Ben Perry’s review published on Letterboxd:
This review may contain spoilers.
**The Final Cut** (AKA the best cut)
One of the best thought provoking films ever made, I’m gonna be thinking about this one for a while.
The world building and atmosphere were utterly masterful, the sheer misery of this place can be felt in every crevice, as the lonely Deckard drinks himself to sleep completely alone, in fact, no one on this planet seems happy, as all the happy people are off on another world as advertised throughout the runtime (a constant reminder that this place is not ideal). It’s all to service the hierarchy established, humans have it shit, but replicants are somehow below, and on top of that, they are being hunted. Whenever the replicants die, there’s always a huge sense of sadness about it, not vitriolic like we would assume given the premise, and no where is that more expertly shown with Roy.
Roy is such a phenomenal antagonist, he’s the whole package! Scary, sympathetic, intriguing, bat shit crazy, and packed with nuance. The Jesus imagery in the climax is brilliant, as when he saves Deckard and immediately dies, it’s like he’s dying for his sins (killing replicants) and the most human action of all, is a completely random and nonsensical act of true kindness and forgiveness (like Jesus) when he saves Deckard’s life, which confuses him. Even before that moment too, seeing Roy run around wearing nothing but boxers and acting like a buffoon is very surreal, while giving the impression that this man has absolutely nothing to live for, but then subverts that with one of the best monologues in film history.
Now, do I think Deckard is a replicant? Yes, otherwise they wouldn’t have put all that stuff in it about him being a replicant (like the unicorn or eye effects) but what does this mean for the film? Deckard is essentially a puppet for an organisation that wants to oppress his own people without knowing it… or does he? Deckard doesn’t look shocked or confused when he sees the origami unicorn, almost as if he already suspected his true identity and this was just the confirmation he needed. This makes sense as his connection with Rachael feels underdeveloped, unless he secretly relates to her struggles as a replicant but doesn’t want to admit it because it would mean admitting to himself that he’s a replicant which he can’t because his whole life has been dedicated to retiring them. But at the end when his suspicions are confirmed, he doesn’t mind because his view of replicants have changed. I personally believe Deckard’s memories were taken from the origami guy, and it was all one big test to see if a replicant can be a Blade Runner.
[trigger warning: I will be discussing rape in this next paragraph]
The one thing it would definitely change about this film is the scene where Deckard rapes Rachael. I don’t even know what this is supposed to achieve for the narrative, characters or themes, in fact they would all be better off if this wasn’t in the film. It muddies the interpretation that he genuinely cares for her and makes their actions afterwards disturbing, as they go on to say “I love you” this is so fucked up.

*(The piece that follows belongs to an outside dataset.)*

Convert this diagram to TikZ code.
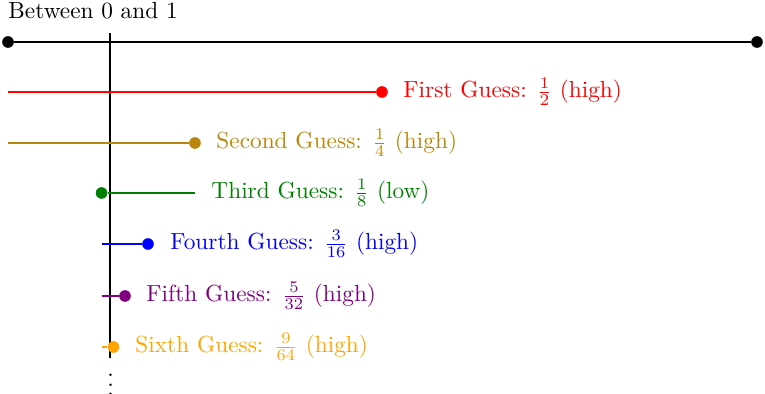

As you can probably tell, the themes about humanity were very well explored, and as long there are groups of people in the world who are targeted and villainised, this film will continue to be relevant. Chris Stuckmann summarised this film perfectly ‘it’s a flawed masterpiece’. There is so much delve into with this, and I didn’t even talk about all the stuff there is to discuss (such as the outstanding visuals, music, performances and filmmaking). It’s a shame really because this has the potential to be a perfect film but that one scene completely prevents that because it’s so bad, there are already like 3 different versions of the film, just release one without the rape scene and I’d give this 5 stars.